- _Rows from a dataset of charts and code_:
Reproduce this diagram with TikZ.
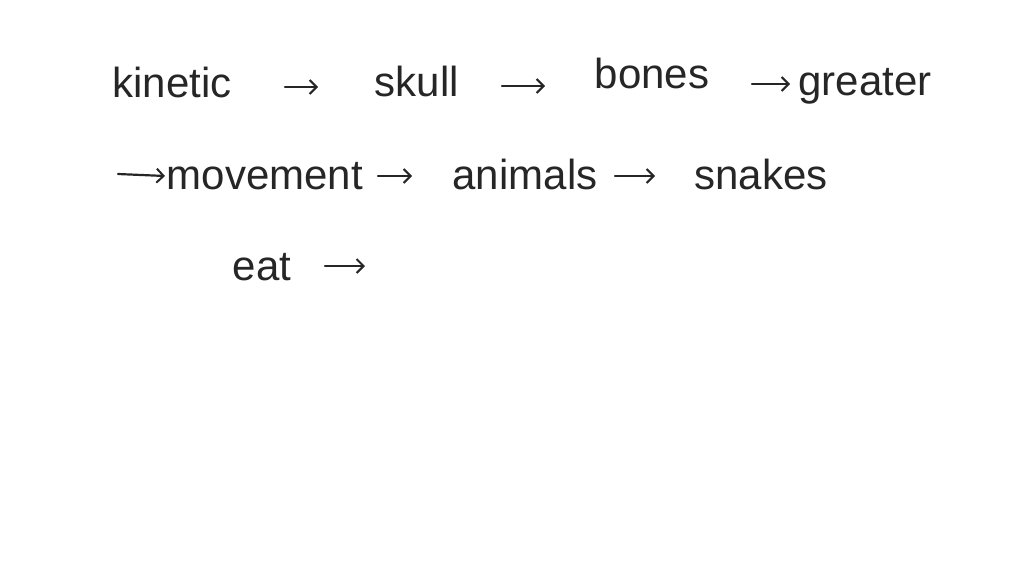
\documentclass[tikz,border=0pt]{standalone}
\usepackage{fontspec}
\setmainfont{Liberation Sans}
\usetikzlibrary{arrows.meta}
\begin{document}
\begin{tikzpicture}[x=1pt,y=-1pt,
  word/.style={font=\fontsize{42}{50}\selectfont, inner sep=0pt, anchor=base, text=black!85},
  arr/.style={-{Straight Barb[length=7pt,width=14pt,line width=2pt]}, line width=2.2pt, line cap=round, draw=black!85}]
\useasboundingbox (0,0) rectangle (1024,576);
% row 1
\node[word] (kinetic) at (172,97) {kinetic};
\node[word] (skull) at (417,96) {skull};
\node[word] (bones) at (652,88) {bones};
\node[word] (greater) at (865,95) {greater};
% row 2
\node[word] (movement) at (265,189) {movement};
\node[word] (animals) at (525,189) {animals};
\node[word] (snakes) at (761,189) {snakes};
% row 3
\node[word] (eat) at (262,280) {eat};
% arrow ends
\coordinate (a1s) at (285,87); \coordinate (a1e) at (318,87);
\coordinate (a2s) at (502,86); \coordinate (a2e) at (545,86);
\coordinate (a3s) at (752,84); \coordinate (a3e) at (790,84);
\coordinate (b0s) at (118,174); \coordinate (b0e) at (165,176);
\coordinate (b1s) at (378,176); \coordinate (b1e) at (412,176);
\coordinate (b2s) at (615,176); \coordinate (b2e) at (655,176);
\coordinate (c1s) at (325,266); \coordinate (c1e) at (365,266);
\foreach \s/\e in {a1s/a1e,a2s/a2e,a3s/a3e,b0s/b0e,b1s/b1e,b2s/b2e,c1s/c1e}
  \draw[arr] (\s) -- (\e);
\end{tikzpicture}
\end{document}
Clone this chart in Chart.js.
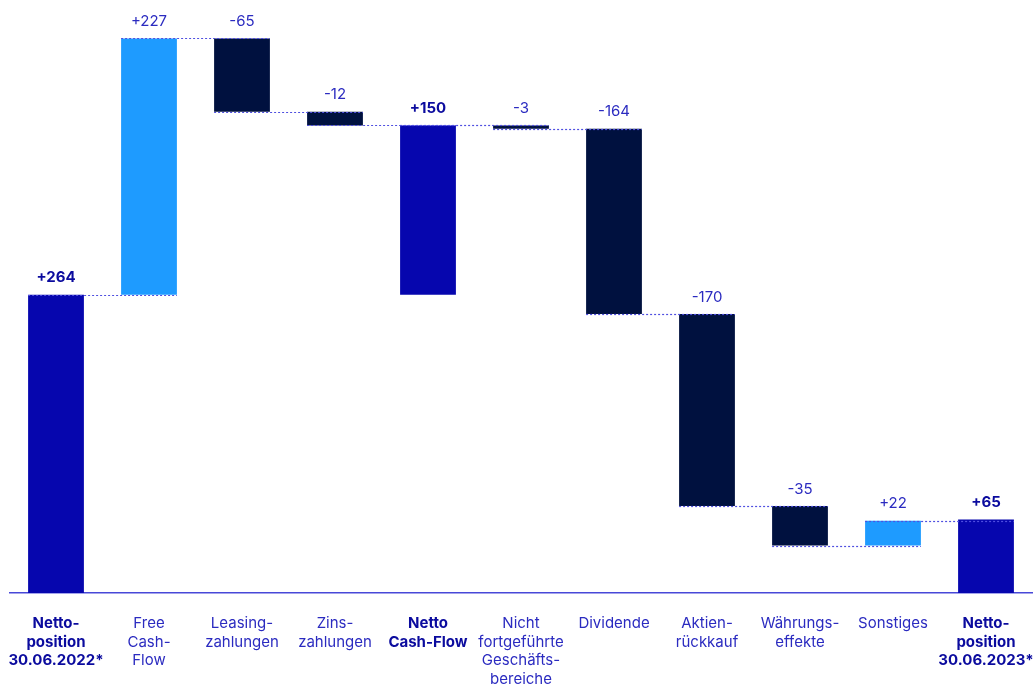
<!DOCTYPE html>
<html>
<head>
<meta charset="utf-8">
<script src="https://cdn.jsdelivr.net/npm/chart.js@4"></script>
<style>
  html, body { margin: 0; padding: 0; background: #fff; }
  #wrap { width: 1033px; height: 686px; }
</style>
</head>
<body>
<div id="wrap"><canvas id="myChart"></canvas></div>
<script>
'use strict';

const categories = [
  ['Netto-', 'position', '30.06.2022*'],
  ['Free', 'Cash-', 'Flow'],
  ['Leasing-', 'zahlungen'],
  ['Zins-', 'zahlungen'],
  ['Netto', 'Cash-Flow'],
  ['Nicht', 'fortgeführte', 'Geschäfts-', 'bereiche'],
  ['Dividende'],
  ['Aktien-', 'rückkauf'],
  ['Währungs-', 'effekte'],
  ['Sonstiges'],
  ['Netto-', 'position', '30.06.2023*'],
];
const values = [264, 227, -65, -12, 150, -3, -164, -170, -35, 22, 65];
// total = bar from zero, delta = step on the running sum, sub = subtotal covering the last steps
const kinds = ['total', 'delta', 'delta', 'delta', 'sub', 'delta', 'delta', 'delta', 'delta', 'delta', 'total'];

const colTotal = '#0606AE';
const colUp = '#1E9BFF';
const colDown = '#00113F';

// build floating bars from the running sum
let run = 0;
const bars = [];
const levels = [];
for (let i = 0; i < values.length; i++) {
  if (kinds[i] === 'total') {
    bars.push([0, values[i]]);
    run = values[i];
  } else if (kinds[i] === 'sub') {
    bars.push([run - values[i], run]);
  } else {
    bars.push([run, run + values[i]]);
    run += values[i];
  }
  levels.push(run);
}
const colors = values.map((v, i) => kinds[i] !== 'delta' ? colTotal : (v > 0 ? colUp : colDown));
const fmt = v => (v > 0 ? '+' : '') + v;

const waterfallExtras = {
  id: 'waterfallExtras',
  afterDatasetsDraw(chart) {
    const ctx = chart.ctx;
    const meta = chart.getDatasetMeta(0);
    const y = chart.scales.y;
    ctx.save();
    // dotted connectors
    ctx.strokeStyle = '#4F4FE0';
    ctx.lineWidth = 1.2;
    ctx.setLineDash([2, 2]);
    for (let i = 0; i < meta.data.length - 1; i++) {
      const a = meta.data[i];
      const b = meta.data[i + 1];
      const py = Math.round(y.getPixelForValue(levels[i])) + 0.5;
      ctx.beginPath();
      ctx.moveTo(a.x - a.width / 2, py);
      ctx.lineTo(b.x + b.width / 2, py);
      ctx.stroke();
    }
    ctx.setLineDash([]);
    // value labels
    ctx.textAlign = 'center';
    ctx.textBaseline = 'alphabetic';
    meta.data.forEach((bar, i) => {
      const top = y.getPixelForValue(Math.max(bars[i][0], bars[i][1]));
      const bold = kinds[i] !== 'delta';
      ctx.font = (bold ? '700 ' : '400 ') + '15px Inter';
      ctx.fillStyle = bold ? '#0B0B9E' : '#2B2BC0';
      ctx.fillText(fmt(values[i]), bar.x, top - 12.5);
    });
    ctx.restore();
  }
};

new Chart(document.getElementById('myChart'), {
  type: 'bar',
  data: {
    labels: categories,
    datasets: [{
      data: bars,
      backgroundColor: colors,
      borderWidth: 0,
      borderSkipped: false,
      categoryPercentage: 1,
      barPercentage: 0.6,
    }]
  },
  options: {
    responsive: true,
    maintainAspectRatio: false,
    animation: false,
    layout: { padding: { left: 9.5, right: 0.5, top: 0, bottom: 0 } },
    plugins: {
      legend: { display: false },
      tooltip: { enabled: false },
    },
    scales: {
      x: {
        grid: { display: false, drawTicks: false },
        border: { display: true, color: '#4848D8', width: 1.5 },
        afterFit: scale => {
          scale.height = 93;
          scale.paddingLeft = 0;
          scale.paddingRight = 0;
        },
        ticks: {
          autoSkip: false,
          maxRotation: 0,
          minRotation: 0,
          padding: 21,
          color: ctx => kinds[ctx.index] !== 'delta' ? '#0B0B9E' : '#2B2BC0',
          font: ctx => ({
            family: 'Inter',
            size: 15,
            lineHeight: 1.25,
            weight: kinds[ctx.index] !== 'delta' ? '700' : '400',
          }),
        },
      },
      y: {
        display: false,
        min: 0,
        max: 525,
      }
    }
  },
  plugins: [waterfallExtras]
});
</script>
</body>
</html>
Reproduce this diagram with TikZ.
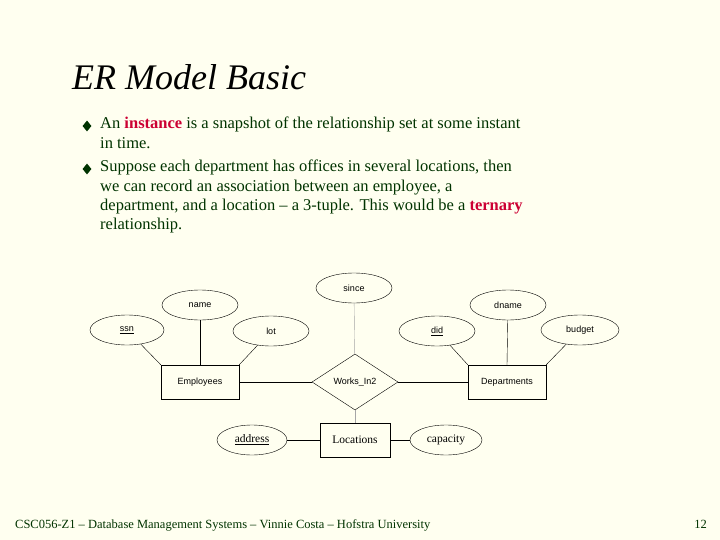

- _Given problem_: Reproduce the entries exactly. Do not carry over any picture.

- _Task answer_:
Reproduce this diagram with TikZ.
\documentclass[tikz,border=0pt]{standalone}
\usepackage{fontspec}
\setmainfont{Liberation Sans}
\usetikzlibrary{arrows.meta}
\begin{document}
\begin{tikzpicture}[x=1pt,y=-1pt,
  word/.style={font=\fontsize{42}{50}\selectfont, inner sep=0pt, anchor=base, text=black!85},
  arr/.style={-{Straight Barb[length=7pt,width=14pt,line width=2pt]}, line width=2.2pt, line cap=round, draw=black!85}]
\useasboundingbox (0,0) rectangle (1024,576);
% row 1
\node[word] (kinetic) at (172,97) {kinetic};
\node[word] (skull) at (417,96) {skull};
\node[word] (bones) at (652,88) {bones};
\node[word] (greater) at (865,95) {greater};
% row 2
\node[word] (movement) at (265,189) {movement};
\node[word] (animals) at (525,189) {animals};
\node[word] (snakes) at (761,189) {snakes};
% row 3
\node[word] (eat) at (262,280) {eat};
% arrow ends
\coordinate (a1s) at (285,87); \coordinate (a1e) at (318,87);
\coordinate (a2s) at (502,86); \coordinate (a2e) at (545,86);
\coordinate (a3s) at (752,84); \coordinate (a3e) at (790,84);
\coordinate (b0s) at (118,174); \coordinate (b0e) at (165,176);
\coordinate (b1s) at (378,176); \coordinate (b1e) at (412,176);
\coordinate (b2s) at (615,176); \coordinate (b2e) at (655,176);
\coordinate (c1s) at (325,266); \coordinate (c1e) at (365,266);
\foreach \s/\e in {a1s/a1e,a2s/a2e,a3s/a3e,b0s/b0e,b1s/b1e,b2s/b2e,c1s/c1e}
  \draw[arr] (\s) -- (\e);
\end{tikzpicture}
\end{document}
Clone this chart in Chart.js.
<!DOCTYPE html>
<html>
<head>
<meta charset="utf-8">
<script src="https://cdn.jsdelivr.net/npm/chart.js@4"></script>
<style>
  html, body { margin: 0; padding: 0; background: #fff; }
  #wrap { width: 1033px; height: 686px; }
</style>
</head>
<body>
<div id="wrap"><canvas id="myChart"></canvas></div>
<script>
'use strict';

const categories = [
  ['Netto-', 'position', '30.06.2022*'],
  ['Free', 'Cash-', 'Flow'],
  ['Leasing-', 'zahlungen'],
  ['Zins-', 'zahlungen'],
  ['Netto', 'Cash-Flow'],
  ['Nicht', 'fortgeführte', 'Geschäfts-', 'bereiche'],
  ['Dividende'],
  ['Aktien-', 'rückkauf'],
  ['Währungs-', 'effekte'],
  ['Sonstiges'],
  ['Netto-', 'position', '30.06.2023*'],
];
const values = [264, 227, -65, -12, 150, -3, -164, -170, -35, 22, 65];
// total = bar from zero, delta = step on the running sum, sub = subtotal covering the last steps
const kinds = ['total', 'delta', 'delta', 'delta', 'sub', 'delta', 'delta', 'delta', 'delta', 'delta', 'total'];

const colTotal = '#0606AE';
const colUp = '#1E9BFF';
const colDown = '#00113F';

// build floating bars from the running sum
let run = 0;
const bars = [];
const levels = [];
for (let i = 0; i < values.length; i++) {
  if (kinds[i] === 'total') {
    bars.push([0, values[i]]);
    run = values[i];
  } else if (kinds[i] === 'sub') {
    bars.push([run - values[i], run]);
  } else {
    bars.push([run, run + values[i]]);
    run += values[i];
  }
  levels.push(run);
}
const colors = values.map((v, i) => kinds[i] !== 'delta' ? colTotal : (v > 0 ? colUp : colDown));
const fmt = v => (v > 0 ? '+' : '') + v;

const waterfallExtras = {
  id: 'waterfallExtras',
  afterDatasetsDraw(chart) {
    const ctx = chart.ctx;
    const meta = chart.getDatasetMeta(0);
    const y = chart.scales.y;
    ctx.save();
    // dotted connectors
    ctx.strokeStyle = '#4F4FE0';
    ctx.lineWidth = 1.2;
    ctx.setLineDash([2, 2]);
    for (let i = 0; i < meta.data.length - 1; i++) {
      const a = meta.data[i];
      const b = meta.data[i + 1];
      const py = Math.round(y.getPixelForValue(levels[i])) + 0.5;
      ctx.beginPath();
      ctx.moveTo(a.x - a.width / 2, py);
      ctx.lineTo(b.x + b.width / 2, py);
      ctx.stroke();
    }
    ctx.setLineDash([]);
    // value labels
    ctx.textAlign = 'center';
    ctx.textBaseline = 'alphabetic';
    meta.data.forEach((bar, i) => {
      const top = y.getPixelForValue(Math.max(bars[i][0], bars[i][1]));
      const bold = kinds[i] !== 'delta';
      ctx.font = (bold ? '700 ' : '400 ') + '15px Inter';
      ctx.fillStyle = bold ? '#0B0B9E' : '#2B2BC0';
      ctx.fillText(fmt(values[i]), bar.x, top - 12.5);
    });
    ctx.restore();
  }
};

new Chart(document.getElementById('myChart'), {
  type: 'bar',
  data: {
    labels: categories,
    datasets: [{
      data: bars,
      backgroundColor: colors,
      borderWidth: 0,
      borderSkipped: false,
      categoryPercentage: 1,
      barPercentage: 0.6,
    }]
  },
  options: {
    responsive: true,
    maintainAspectRatio: false,
    animation: false,
    layout: { padding: { left: 9.5, right: 0.5, top: 0, bottom: 0 } },
    plugins: {
      legend: { display: false },
      tooltip: { enabled: false },
    },
    scales: {
      x: {
        grid: { display: false, drawTicks: false },
        border: { display: true, color: '#4848D8', width: 1.5 },
        afterFit: scale => {
          scale.height = 93;
          scale.paddingLeft = 0;
          scale.paddingRight = 0;
        },
        ticks: {
          autoSkip: false,
          maxRotation: 0,
          minRotation: 0,
          padding: 21,
          color: ctx => kinds[ctx.index] !== 'delta' ? '#0B0B9E' : '#2B2BC0',
          font: ctx => ({
            family: 'Inter',
            size: 15,
            lineHeight: 1.25,
            weight: kinds[ctx.index] !== 'delta' ? '700' : '400',
          }),
        },
      },
      y: {
        display: false,
        min: 0,
        max: 525,
      }
    }
  },
  plugins: [waterfallExtras]
});
</script>
</body>
</html>
Reproduce this diagram with TikZ.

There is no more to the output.